Investment Faqs with Parimal Ade (Investment Satsang- 25)

3 min read

Here are some questions asked by the viewers in the Investment Satsang dated 17th December 2021. Answers to these questions can provide you with some useful & meaningful insights. The purpose of these Q&A is to provide knowledge and guidance. These are not investment advice, therefore,  the investment decision shall solely be based on your research and analysis or to be discussed by your financial advisor.

Q  How will the banking debt funds behave for the short term looking at the country’s increasing interest rates?
Parimal Ade:

• When interest rates are going up it is better to stay invested with floating interest rate kind of funds, as the yield increases the NAV of the funds goes down.
• So it is better to stay invested in shorter duration funds which are of less than a year tenure.

Q  How should one focus on the under-penetrated sectors?
Parimal Ade:

• Currently, if there is under penetration in a particular sector and gradually people start entering into this market, then such sectors possess the capacity to outperform and contribute more to the growth of the economy.
• Due to this reason such sectors are also called growth sectors.
• Moreover, such growth sectors usually trade on higher valuation or at a premium.

Q  How does the interest rate help the economy?
Parimal Ade:

• It is seen that when demand is high and supply is less the inflation increases. So when inflation increases the interest rates are also increased to reduce the money supply in the economy.
• The central bank increases inflation to match the demand and supply equation.
• The demand is high due to good earnings but such demands are not met by the supply side which leads to inflation.
• Vis-a-viz if the demand is low and supply is more then the inflation will go down the cascading effect will be seen in the interest rates as well.

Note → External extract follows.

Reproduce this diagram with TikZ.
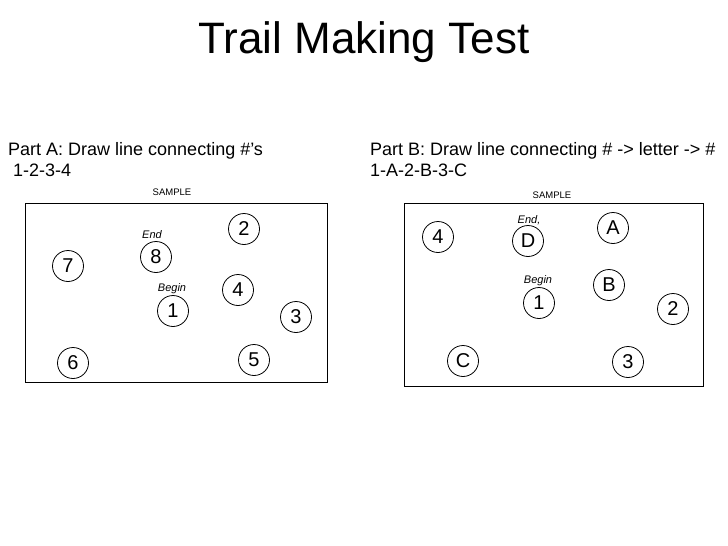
\documentclass[tikz,border=0pt]{standalone}
\usepackage{fontspec}
\setmainfont{Liberation Sans}
\usepackage{tikz}

\begin{document}
\begin{tikzpicture}[x=1pt,y=-1pt,
 dot/.style={draw,circle,thick,minimum size=31pt,inner sep=0pt,font=\fontsize{20}{20}\selectfont},
 sheet/.style={draw,thick},
 tag/.style={font=\fontsize{11}{11}\selectfont\itshape},
 samp/.style={font=\fontsize{9.5}{9.5}\selectfont},
 txt/.style={anchor=base west,inner sep=0pt,font=\fontsize{18}{18}\selectfont}]
\useasboundingbox[fill=white] (0,0) rectangle (728,546);
\node[anchor=base,font=\fontsize{44}{44}\selectfont] (title) at (364,53) {Trail Making Test};
\node[txt] (parta) at (8,155) {Part A: Draw line connecting \#’s};
\node[txt] (seqa) at (8,176) {\ 1-2-3-4};
\node[txt] (partb) at (370,155) {Part B: Draw line connecting \# -> letter -> \#};
\node[txt] (seqb) at (370,176) {1-A-2-B-3-C};
% part A sample
\draw[sheet] (25,203) rectangle (327,382);
\node[samp] (sampa) at (172,192) {SAMPLE};
\node[dot] (a2) at (244,229) {2};
\node[dot] (a8) at (156,257) {8};
\node[tag] (enda) at (152,235) {End};
\node[dot] (a7) at (68,266) {7};
\node[dot] (a4) at (238,290) {4};
\node[tag] (begina) at (172,289) {Begin};
\node[dot] (a1) at (173,311) {1};
\node[dot] (a3) at (296,317) {3};
\node[dot] (a6) at (73,363) {6};
\node[dot] (a5) at (254,360) {5};
% part B sample
\draw[sheet] (404,203) rectangle (703,386);
\node[samp] (sampb) at (552,195) {SAMPLE};
\node[dot] (b4) at (438,237) {4};
\node[tag] (endb) at (529,220) {End,};
\node[dot] (bD) at (528,241) {D};
\node[dot] (bA) at (613,228) {A};
\node[tag] (beginb) at (538,281) {Begin};
\node[dot] (bB) at (609,285) {B};
\node[dot] (b1) at (539,303) {1};
\node[dot] (b2) at (673,309) {2};
\node[dot] (bC) at (463,361) {C};
\node[dot] (b3) at (628,362) {3};
\end{tikzpicture}
\end{document}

Q  Why is the Indian market falling? Do FIIs have any role to play?
Parimal Ade:

• Initially, the FIIs used to be a dominant factor in the market and were considered intelligent investors due to which everyone followed their footsteps. But as the domestic inflows have increased, the conditions have changed and we are in the position to counter them.
• As we all know the market does not rise vertically. It always follows a zig-zag pattern wherein the market soars high and comes down for a pullback. Since March 2020 there was a phenomenal rally in the market and the market was up by 125%. So one should not be worried about the downfall in the market as it is a pullback that was impending and was likely to come.
• It was seen that 10 trillion dollars were infused in the emerging markets. So the easy liquidity that was provided in the market is now been taken out. So the outflow is expected in the emerging market especially towards the equity side.
• Apart from that, it seems to be a typical year-end selling in the market.
• The Indian markets are falling because of high alpha creation as the inflow was high.
• It is not just the Indian market that is falling, overall global markets are also plummeting.

Q  While investing in a mutual fund when the AUM grows high is it good to exit as it may underperform in the future?
Parimal Ade:

• It is very important to observe the consistent performance of a mutual fund from the last 4 to 6 quarters.
• If that fund is underperforming and is unable to beat the benchmark and category average then it is better to get out of that fund.
• Therefore, rising AUM shall not be the only criteria to exit from the fund.

Q  What are the sectors which will be benefitted from the rising interest rate?
Parimal Ade:

• In a rising interest rate scenario, there are no direct beneficiaries.
• Whenever the interest rates are increased Fixed Deposits are late to implement the increasing interest rates. But the interest rate on loans starts increasing immediately. And this benefit is reaped by the banks.
• When we hear the rising interest rates the markets go in the negative side due to sentimental drive. But the change in interest rates improves the operating margins of the bank in that tenure.